Starting with a post by John Gruber on Daring Fireball, a building tide of developer anxiety is rippling through the iPhone developer market. This could easily be a sign of greater control by Apple instead of an outright ban against non-Apple compilation.

The language in the iPhone 4 SDK that is stirring up developers is the following:

3.3.1 — Applications may only use Documented APIs in the manner prescribed by Apple and must not use or call any private APIs. Applications must be originally written in Objective-C, C, C++, or JavaScript as executed by the iPhone OS WebKit engine, and only code written in C, C++, and Objective-C may compile and directly link against the Documented APIs (e.g., Applications that link to Documented APIs through an intermediary translation or compatibility layer or tool are prohibited).

At issue then are applications built with languages other than Objective-C, C or C++ (unless a web application). The most interesting word here is original. Of course, these languages are the ones supported by coding in Apple’s tools, and any third party tools – integrated development environments and compilers – have continuous markets because they are not represented by Apple, with the biggest being the forthcoming CS5 version of Flash that Adobe is targeting for iPhone development.

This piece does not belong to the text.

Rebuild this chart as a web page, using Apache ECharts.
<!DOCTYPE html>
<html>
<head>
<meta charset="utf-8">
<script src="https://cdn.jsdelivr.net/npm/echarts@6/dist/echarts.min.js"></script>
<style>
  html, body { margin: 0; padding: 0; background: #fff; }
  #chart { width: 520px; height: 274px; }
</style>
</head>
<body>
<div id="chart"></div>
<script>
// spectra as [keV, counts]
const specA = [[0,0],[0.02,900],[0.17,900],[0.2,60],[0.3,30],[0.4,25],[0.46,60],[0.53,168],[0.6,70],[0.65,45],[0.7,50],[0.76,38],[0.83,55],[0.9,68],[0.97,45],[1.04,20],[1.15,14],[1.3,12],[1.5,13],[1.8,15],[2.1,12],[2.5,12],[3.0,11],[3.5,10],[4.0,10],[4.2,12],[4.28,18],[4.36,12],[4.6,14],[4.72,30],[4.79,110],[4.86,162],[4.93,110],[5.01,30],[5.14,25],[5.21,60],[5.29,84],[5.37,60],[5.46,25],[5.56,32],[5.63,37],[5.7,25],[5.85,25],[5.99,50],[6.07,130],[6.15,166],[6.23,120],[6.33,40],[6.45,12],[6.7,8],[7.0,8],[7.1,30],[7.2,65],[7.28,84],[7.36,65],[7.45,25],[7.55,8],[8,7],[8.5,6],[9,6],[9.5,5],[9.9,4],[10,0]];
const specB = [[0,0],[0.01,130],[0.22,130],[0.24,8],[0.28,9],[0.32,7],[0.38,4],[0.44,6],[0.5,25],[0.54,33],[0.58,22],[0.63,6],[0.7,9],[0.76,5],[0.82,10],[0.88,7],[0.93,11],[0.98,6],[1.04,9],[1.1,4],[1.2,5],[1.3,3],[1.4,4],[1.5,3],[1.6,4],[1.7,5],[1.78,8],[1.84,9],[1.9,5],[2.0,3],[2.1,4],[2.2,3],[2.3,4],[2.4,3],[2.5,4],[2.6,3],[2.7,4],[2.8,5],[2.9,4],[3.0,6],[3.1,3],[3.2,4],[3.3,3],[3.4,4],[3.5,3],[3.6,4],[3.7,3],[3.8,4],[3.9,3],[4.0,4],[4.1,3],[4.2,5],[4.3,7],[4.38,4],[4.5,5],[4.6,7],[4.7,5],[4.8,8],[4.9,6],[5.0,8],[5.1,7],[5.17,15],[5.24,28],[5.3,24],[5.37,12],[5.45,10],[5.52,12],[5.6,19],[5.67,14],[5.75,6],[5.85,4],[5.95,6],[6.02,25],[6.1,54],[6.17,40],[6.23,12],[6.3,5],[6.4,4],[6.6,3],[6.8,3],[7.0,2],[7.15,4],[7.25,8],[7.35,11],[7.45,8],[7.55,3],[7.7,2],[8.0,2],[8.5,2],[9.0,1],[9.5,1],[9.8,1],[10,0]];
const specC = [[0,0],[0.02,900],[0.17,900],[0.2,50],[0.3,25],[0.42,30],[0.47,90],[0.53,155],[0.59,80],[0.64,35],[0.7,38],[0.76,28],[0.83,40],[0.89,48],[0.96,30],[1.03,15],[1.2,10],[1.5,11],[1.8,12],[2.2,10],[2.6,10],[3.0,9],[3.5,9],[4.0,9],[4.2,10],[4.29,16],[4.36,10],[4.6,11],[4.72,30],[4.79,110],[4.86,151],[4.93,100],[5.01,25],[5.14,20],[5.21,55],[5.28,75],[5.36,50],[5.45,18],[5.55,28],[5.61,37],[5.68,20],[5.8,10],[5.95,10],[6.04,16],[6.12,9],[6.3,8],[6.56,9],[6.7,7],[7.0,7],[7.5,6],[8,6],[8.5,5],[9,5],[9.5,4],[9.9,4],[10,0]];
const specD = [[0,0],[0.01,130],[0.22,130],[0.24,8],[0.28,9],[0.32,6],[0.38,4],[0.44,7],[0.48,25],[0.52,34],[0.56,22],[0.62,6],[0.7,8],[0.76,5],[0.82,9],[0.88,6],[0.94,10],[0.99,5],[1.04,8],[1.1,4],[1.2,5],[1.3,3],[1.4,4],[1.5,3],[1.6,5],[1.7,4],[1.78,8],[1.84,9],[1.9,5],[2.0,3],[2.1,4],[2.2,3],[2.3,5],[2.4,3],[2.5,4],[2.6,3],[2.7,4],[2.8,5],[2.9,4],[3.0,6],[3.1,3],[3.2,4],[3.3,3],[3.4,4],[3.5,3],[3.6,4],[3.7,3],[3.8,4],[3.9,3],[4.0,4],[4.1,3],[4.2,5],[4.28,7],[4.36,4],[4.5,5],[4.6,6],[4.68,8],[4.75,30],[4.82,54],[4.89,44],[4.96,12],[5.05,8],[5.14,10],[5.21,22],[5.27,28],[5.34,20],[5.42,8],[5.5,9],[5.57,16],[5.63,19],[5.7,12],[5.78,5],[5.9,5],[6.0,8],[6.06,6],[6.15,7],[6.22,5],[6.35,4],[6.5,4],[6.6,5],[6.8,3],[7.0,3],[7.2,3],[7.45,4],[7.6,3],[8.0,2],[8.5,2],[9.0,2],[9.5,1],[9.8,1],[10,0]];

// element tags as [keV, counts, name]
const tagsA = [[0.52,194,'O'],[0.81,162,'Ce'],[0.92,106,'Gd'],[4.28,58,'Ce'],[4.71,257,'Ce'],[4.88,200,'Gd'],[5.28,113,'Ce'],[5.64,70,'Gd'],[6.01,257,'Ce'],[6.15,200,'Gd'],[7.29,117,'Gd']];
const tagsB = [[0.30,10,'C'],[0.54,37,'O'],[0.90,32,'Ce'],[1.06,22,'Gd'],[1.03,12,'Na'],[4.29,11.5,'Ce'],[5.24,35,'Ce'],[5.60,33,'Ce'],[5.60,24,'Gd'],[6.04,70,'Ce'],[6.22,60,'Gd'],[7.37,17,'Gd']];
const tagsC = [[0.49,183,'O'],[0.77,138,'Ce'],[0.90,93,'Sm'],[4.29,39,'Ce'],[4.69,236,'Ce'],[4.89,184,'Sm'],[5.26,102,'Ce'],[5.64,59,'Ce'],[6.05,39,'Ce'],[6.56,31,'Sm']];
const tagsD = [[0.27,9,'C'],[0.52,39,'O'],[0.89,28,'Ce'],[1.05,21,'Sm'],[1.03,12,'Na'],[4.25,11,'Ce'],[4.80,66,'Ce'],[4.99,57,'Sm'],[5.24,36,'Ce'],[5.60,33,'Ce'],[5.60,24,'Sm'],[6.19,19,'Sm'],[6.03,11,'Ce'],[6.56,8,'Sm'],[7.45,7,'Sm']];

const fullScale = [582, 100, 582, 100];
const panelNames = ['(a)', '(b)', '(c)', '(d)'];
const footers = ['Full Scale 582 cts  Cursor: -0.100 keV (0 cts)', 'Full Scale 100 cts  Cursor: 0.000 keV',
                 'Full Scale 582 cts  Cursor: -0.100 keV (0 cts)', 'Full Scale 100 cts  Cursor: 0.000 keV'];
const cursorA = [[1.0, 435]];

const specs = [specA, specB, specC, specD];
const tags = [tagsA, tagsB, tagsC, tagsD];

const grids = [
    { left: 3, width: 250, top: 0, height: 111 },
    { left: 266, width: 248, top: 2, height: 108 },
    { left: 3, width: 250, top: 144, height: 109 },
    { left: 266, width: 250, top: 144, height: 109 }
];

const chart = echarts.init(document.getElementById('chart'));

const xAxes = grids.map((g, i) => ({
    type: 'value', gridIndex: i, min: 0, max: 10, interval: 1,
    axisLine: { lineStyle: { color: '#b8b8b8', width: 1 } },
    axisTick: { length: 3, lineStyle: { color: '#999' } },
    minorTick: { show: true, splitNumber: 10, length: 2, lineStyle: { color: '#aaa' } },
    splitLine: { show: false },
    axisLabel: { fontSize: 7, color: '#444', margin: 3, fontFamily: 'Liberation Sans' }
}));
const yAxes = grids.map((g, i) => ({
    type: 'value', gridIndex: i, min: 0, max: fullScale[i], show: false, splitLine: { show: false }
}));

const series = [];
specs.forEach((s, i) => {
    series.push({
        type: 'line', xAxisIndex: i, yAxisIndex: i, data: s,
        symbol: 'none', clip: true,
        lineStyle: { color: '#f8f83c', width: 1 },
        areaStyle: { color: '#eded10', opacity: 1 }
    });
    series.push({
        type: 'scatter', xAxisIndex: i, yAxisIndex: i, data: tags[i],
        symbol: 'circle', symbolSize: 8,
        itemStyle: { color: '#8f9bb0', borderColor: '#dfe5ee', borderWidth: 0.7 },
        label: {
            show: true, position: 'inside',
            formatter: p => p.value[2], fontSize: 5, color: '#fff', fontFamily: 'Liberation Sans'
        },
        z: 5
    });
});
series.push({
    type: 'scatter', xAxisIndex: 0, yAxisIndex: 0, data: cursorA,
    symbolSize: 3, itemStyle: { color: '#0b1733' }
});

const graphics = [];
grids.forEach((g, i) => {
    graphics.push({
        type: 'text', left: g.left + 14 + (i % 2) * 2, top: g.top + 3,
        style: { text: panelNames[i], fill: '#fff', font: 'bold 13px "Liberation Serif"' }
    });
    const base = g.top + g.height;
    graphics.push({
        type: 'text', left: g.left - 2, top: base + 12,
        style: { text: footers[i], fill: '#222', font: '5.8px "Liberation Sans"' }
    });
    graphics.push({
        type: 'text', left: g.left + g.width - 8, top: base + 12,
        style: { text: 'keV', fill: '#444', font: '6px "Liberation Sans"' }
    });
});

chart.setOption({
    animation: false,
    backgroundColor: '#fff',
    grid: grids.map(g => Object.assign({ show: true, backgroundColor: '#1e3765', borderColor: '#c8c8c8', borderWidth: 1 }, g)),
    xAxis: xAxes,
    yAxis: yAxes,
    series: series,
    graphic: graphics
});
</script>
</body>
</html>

Like many Apple strategies, it isn’t always about blanket denial but about control.

Even though the SDK seems to target almost any non-Apple development environment, there is no reason why Apple cannot provide to selected tool vendors a selective amendment – meaning, in order to get around onerous terms, such tool vendors would have to enter into an agreement directly with Apple. It turns the party from being all street to invitation only, wherein they could allow some tool vendors but deny others.

Now back to the term original. This is interesting because it begs the question of what original is. Does this mean a vendor tool that allows designing of applications in one language, but ultimately can generate an Objective-C based project is original? Does that mean that an environment and components that are entirely built with Objective-C, C or C++ also be considered original?